Henkel und die CDU stünden nach einem forcierten Ende von Rot-Schwarz ziemlich alleine da. Das eigentliche Wunschbündnis mit den Grünen ist nicht vorbereitet, sodass die Rückkehr auf die Oppositionsbank vorgezeichnet wäre. Die Christdemokraten müssten auch ihrer eigenen Klientel erklären, warum sie wegen eines Symbolthemas wie der Homo-Ehe die Stadt einem Linksbündnis überlassen.
Müller enthält sich
Bleibt Müllers Arm unten, ist die Koalition gerettet, aber Müller hätte verloren. Henkel würde auf seinem Parteitag für seine Unnachgiebigkeit gefeiert. Der Regierungschef müsste sich beim zeitgleich stattfindenden Konvent der SPD sicher kritische Anmerkungen gefallen lassen. Seine innerparteilichen Gegner würden sich bestätigt sehen in ihrer Einschätzung, dass Müller eben doch zu weich und unentschlossen sei, wenn es ernst wird. Und viele werden sich fragen, was die politische Inszenierung dieser Woche denn sollte und warum die „Ehe für alle“ nicht wie jedes andere strittige Thema auch in der Senatssitzung vor dem Bundesrat geklärt wurde. Dann wäre Berlin zwar nicht die Avantgarde in der Gleichstellung von Homosexuellen, die viele Sozialdemokraten gerne wären. Aber es wäre auch keine so bedeutende Neuigkeit, wenn sich ein koalitionsregiertes Land enthalten würde. Das Gleiche wird das von CDU und Grünen regierte Hessen auch tun, und auch in Frankfurt am Main gibt es eine große Schwulenszene.

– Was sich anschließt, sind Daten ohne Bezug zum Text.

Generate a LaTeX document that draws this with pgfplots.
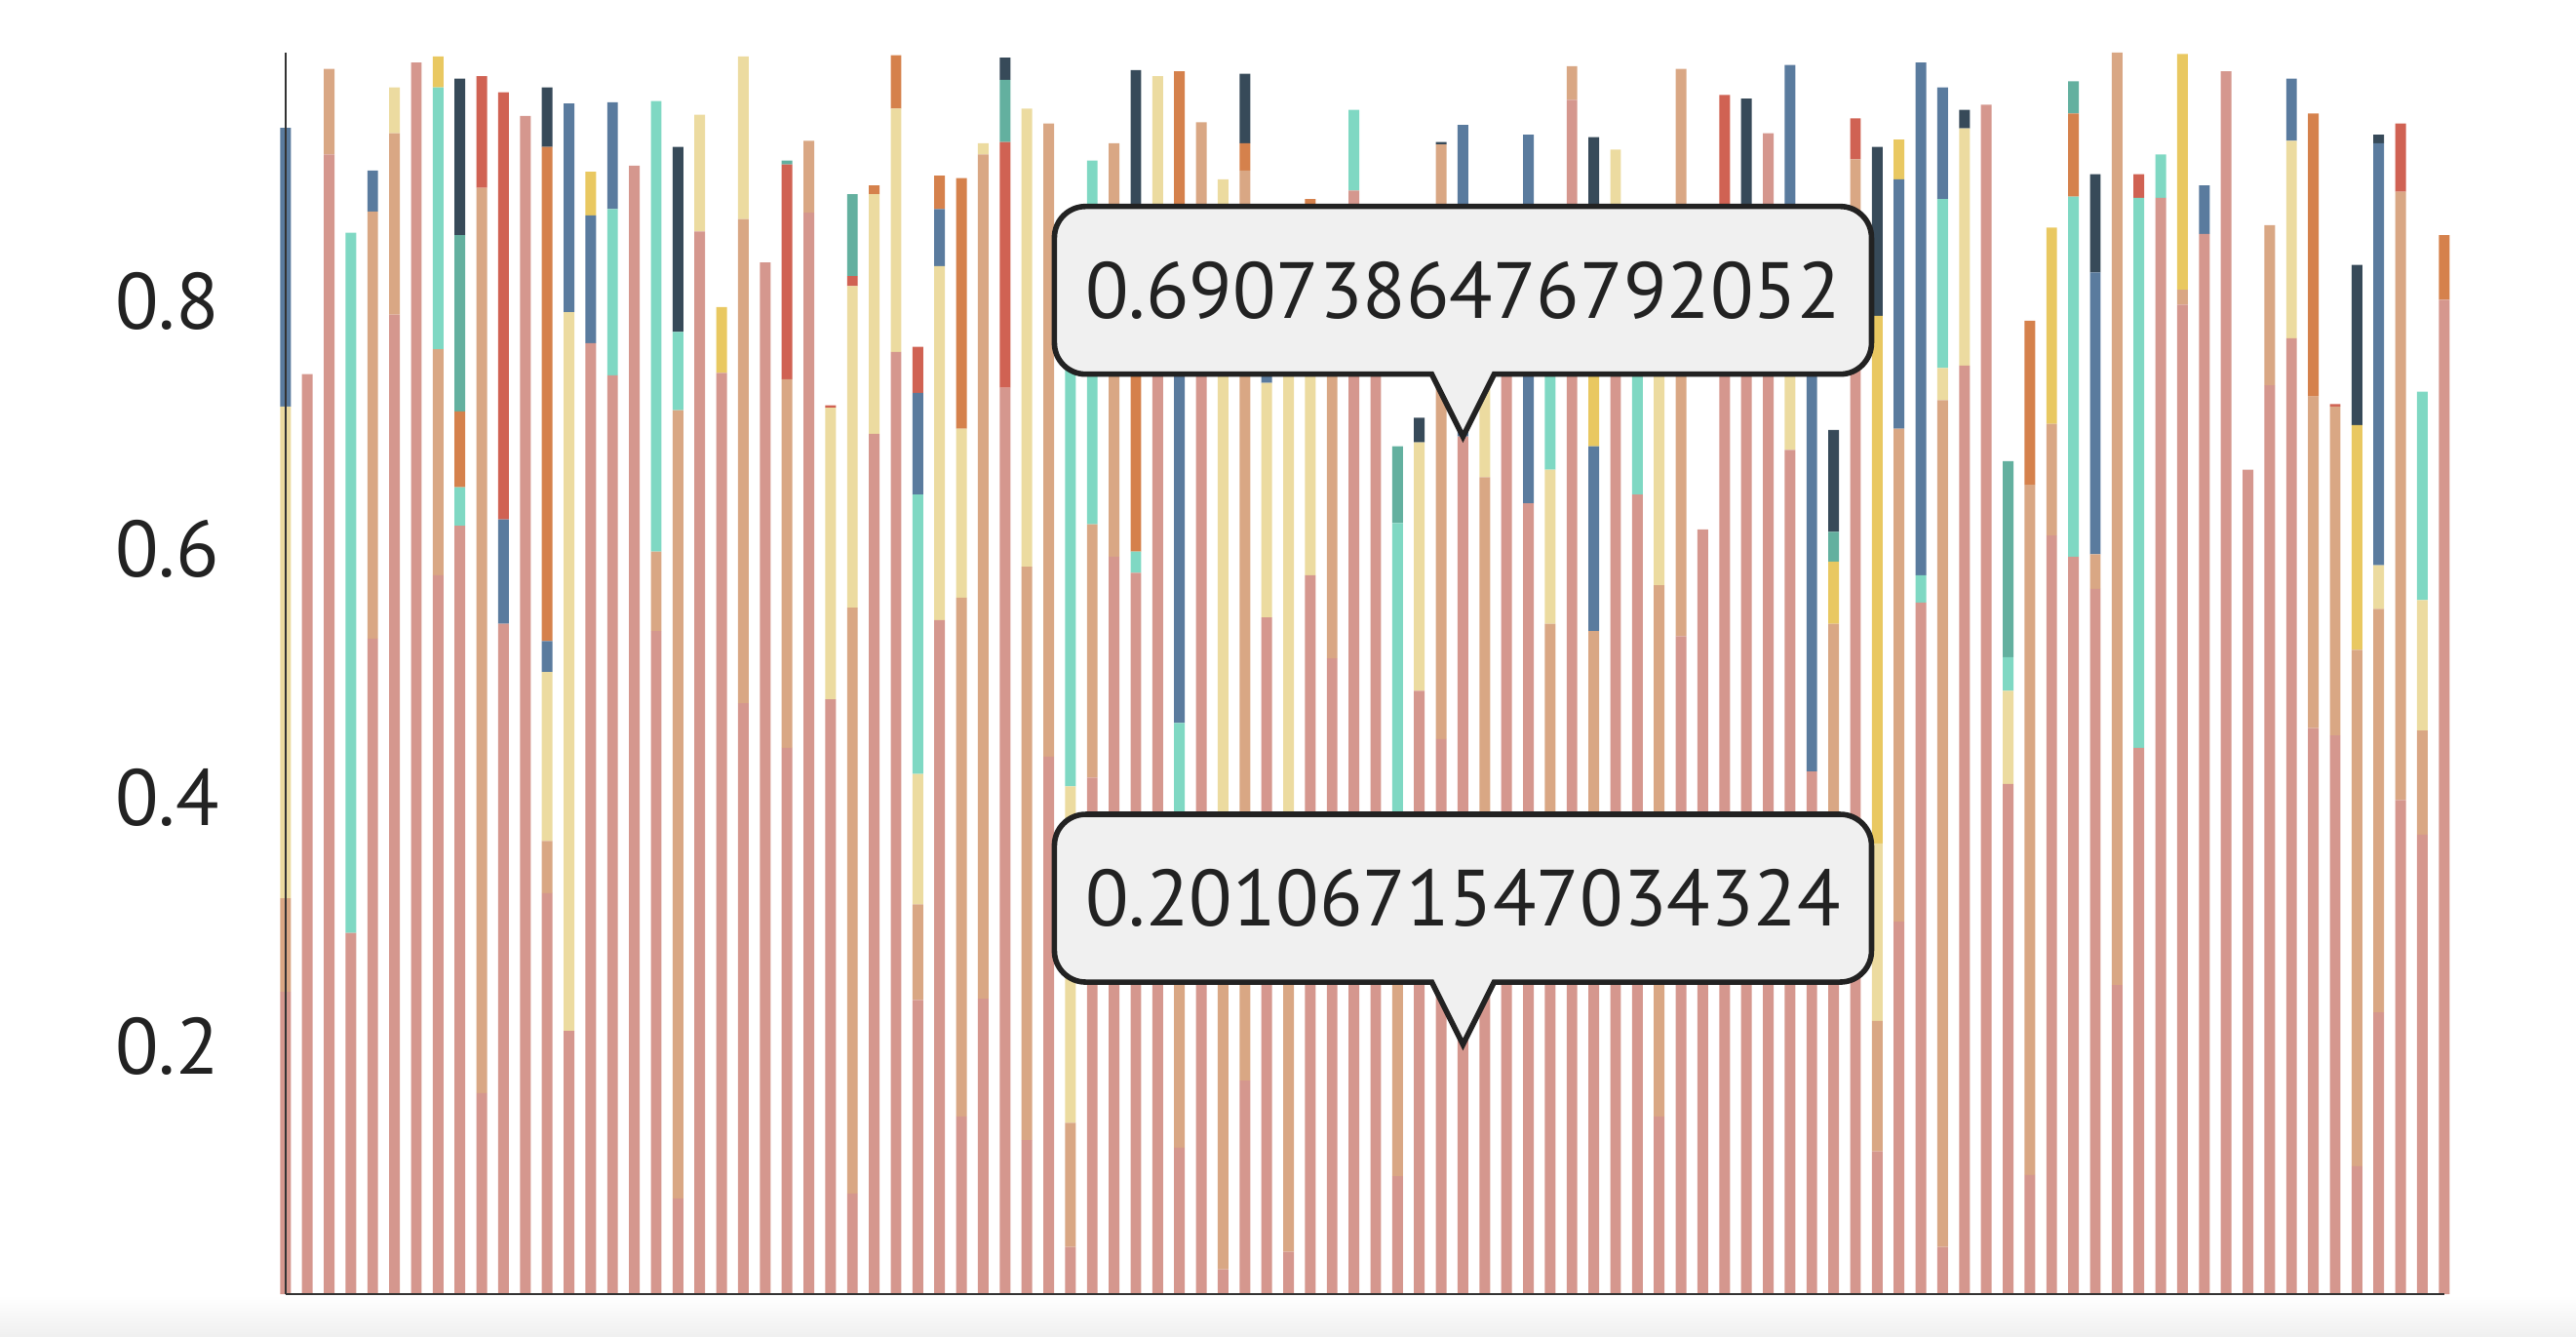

Berlin stimmt nicht einheitlich
Theoretisch ist denkbar, dass Müller mit Ja stimmt und Henkel dann interveniert und ein Nein zu Protokoll gibt. Ähnliches geschah 2002, als es im Bundesrat ums Zuwanderungsgesetz ging. Brandenburgs Ministerpräsident Manfred Stolpe (SPD) erklärte seine Zustimmung für das Land, sein Innenminister Jörg Schönbohm (CDU) sagte Nein. Der damalige Bundesratspräsident Klaus Wowereit wertete das als Ja von Brandenburg, das Bundesverfassungsgericht später als Enthaltung. Dass Berlin wissentlich einen solchen Eklat produziert, ist jedoch schwer vorstellbar.